A raster-based solution isn't that bad, though, especially if your data is raster-based. If your data is vector-based too (in other words, you have a 3D model of your surface), you should be able to do some real math to find the intersection curves with horizontal planes at varying elevations.
For a raster-based approach, I look at each pair of neighboring pixels. If one is above a contour level, and one is below, obviously a contour line runs between them. The trick I used to anti-alias the contour line is to mix the contour line color into both pixels, proportional to their closeness to the idealized contour line.
Maybe some examples will help. Suppose that the current pixel is at an "elevation" of 12 ft, a neighbor is at an elevation of 8 ft, and contour lines are every 10 ft. Then, there is a contour line half way between; paint the current pixel with the contour line color at 50% opacity. Another pixel is at 11 feet and has a neighbor at 6 feet. Color the current pixel at 80% opacity.
alpha = (contour - neighbor) / (current - neighbor)
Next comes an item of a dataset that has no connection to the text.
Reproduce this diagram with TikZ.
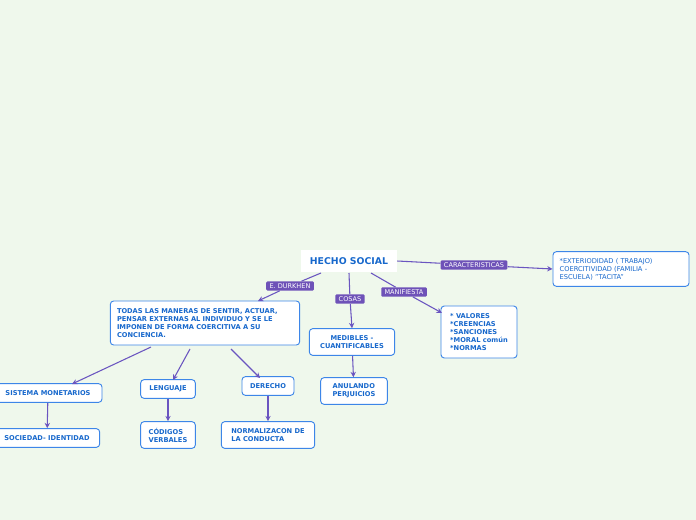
\documentclass[tikz,border=0pt]{standalone}
\usepackage{fontspec}
\usetikzlibrary{arrows.meta}
\setmainfont{DejaVu Sans}
\definecolor{bg}{HTML}{EFF8EC}
\definecolor{bx}{HTML}{3D86E8}
\definecolor{tx}{HTML}{1768CC}
\definecolor{lb}{HTML}{6E52B8}
\definecolor{ln}{HTML}{6A55C0}
\begin{document}
\begin{tikzpicture}[x=0.75pt,y=-0.75pt,
 box/.style={draw=bx,fill=white,rounded corners=2.5pt,line width=0.7pt,text=tx,font=\fontsize{5}{6}\selectfont\bfseries,align=left,inner xsep=5pt,inner ysep=2pt},
 lab/.style={fill=lb,text=white,font=\fontsize{4.9}{5.5}\selectfont,inner xsep=2.5pt,inner ysep=1.6pt,rounded corners=0.8pt},
 con/.style={draw=ln,line width=0.8pt},
 arr/.style={con,-{Stealth[length=4pt,width=4pt]}}]
\fill[bg] (0,0) rectangle (696,520);
\useasboundingbox (0,0) rectangle (696,520);
\node[fill=white,text=tx,font=\fontsize{7}{8}\selectfont\bfseries,minimum width=72pt,minimum height=16pt] (h) at (349,261) {HECHO SOCIAL};
\node[box,text width=92pt,font=\fontsize{5}{6}\selectfont,minimum height=26pt] (c) at (621,269) {*EXTERIODIDAD ( TRABAJO)\\*COERCITIVIDAD (FAMILIA -\\ESCUELA) "TACITA"};
\node[box,text width=132pt,minimum height=33pt] (t) at (205,323) {TODAS LAS MANERAS DE SENTIR, ACTUAR,\\PENSAR EXTERNAS AL INDIVIDUO Y SE LE\\IMPONEN DE FORMA COERCITIVA A SU\\CONCIENCIA.};
\node[box,align=center,minimum width=64pt,minimum height=20pt] (m) at (352,342) {MEDIBLES -\\CUANTIFICABLES};
\node[box,minimum width=57pt,minimum height=39pt] (v) at (479,332) {* VALORES\\*CREENCIAS\\*SANCIONES\\*MORAL común\\*NORMAS};
\node[box,minimum width=81pt,minimum height=14pt] (s) at (48,393) {SISTEMA MONETARIOS};
\node[box,minimum width=79pt,minimum height=14pt] (so) at (47,438) {SOCIEDAD- IDENTIDAD};
\node[box,minimum width=41pt,minimum height=14pt] (l) at (168,389) {LENGUAJE};
\node[box,minimum width=41pt,minimum height=20pt] (cv) at (168,435) {CÓDIGOS\\VERBALES};
\node[box,minimum width=39pt,minimum height=14pt] (d) at (268,386) {DERECHO};
\node[box,minimum width=70pt,minimum height=20pt] (n) at (268,435) {NORMALIZACON DE\\LA CONDUCTA};
\node[box,minimum width=50pt,minimum height=20pt] (a) at (354,391) {ANULANDO\\PERJUICIOS};
\node[lab] (l1) at (474,265) {CARACTERISTICAS};
\node[lab] (l2) at (290,286) {E. DURKHEN};
\node[lab] (l3) at (350,299) {COSAS};
\node[lab] (l4) at (404,292) {MANIFIESTA};
\draw[con] (h.east) -- (l1); \draw[arr] (l1) -- (c.west);
\draw[con] (321,273) -- (l2); \draw[arr] (l2) -- (258,301);
\draw[con] (349,273) -- (l3); \draw[arr] (l3) -- (m.north);
\draw[con] (371,273) -- (l4); \draw[arr] (l4) -- (442,313);
\draw[arr] (151,347) -- (72,384);
\draw[arr] (190,349) -- (173,380);
\draw[arr] (231,349) -- (260,378);
\draw[arr] (s) -- (so);
\draw[arr] (l) -- (cv);
\draw[arr] (d) -- (n);
\draw[arr] (m) -- (a);
\end{tikzpicture}
\end{document}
Unfortunately, I don't have the code handy, and there might have been a bit more to it (I vaguely recall looking at diagonal neighbors too, and adjusting by sqrt(2) / 2). I hope this enough to give you the gist.
It occurred to me that what you're trying to do would be pretty easy to do in MATLAB, using the contour function. Doing things like making low-density approximations to your contours can probably be done with some fairly simple post-processing of the contours.
Fortunately, GNU Octave, a MATLAB clone, has implementations of the various contour plotting functions. You could look at that code for an algorithm and implementation that's almost certainly mathematically sound. Or, you might just be able to offload the processing to Octave. Check out the page on interfacing with other languages to see if that would be easier.
Disclosure: I haven't used Octave very much, and I haven't actually tested it's contour plotting. However, from my experience with MATLAB, I can say that it will give you almost everything you're asking for in just a few lines of code, provided you get your data into MATLAB.
Also, congratulations on making a very VanGough-esque slopefield plot.
I always check places like http://mathworld.wolfram.com before going to deep on my own :)
Maybe their curves section would help? Or maybe the entry on maps.
compare what you have rendered with a real-world topo map - they look identical to me! i wouldn't change a thing...
Write the data out as an HGT file (very simple digital elevation data format used by USGS) and use the free and open-source gdal_contour tool to create contours. That works very well for terrestrial maps, the constraint being that the data points are signed 16-bit numbers, which fits the earthly range of heights in metres very well, but may not be enough for your data, which I assume not to be a map of actual terrain - although you do mention terrain maps.
I recommend the CONREC approach:
Create an empty line segment list
Split your data into regular grid squares
For each grid square, split the square into 4 component triangles:
For each triangle, handle the cases (a through j):
If a line segment crosses one of the cases:
Calculate its endpoints
Store the line segment in the list
Draw each line segment in the line segment list
If the lines are too jagged, use a smaller grid. If the lines are smooth enough and the algorithm is taking too long, use a larger grid.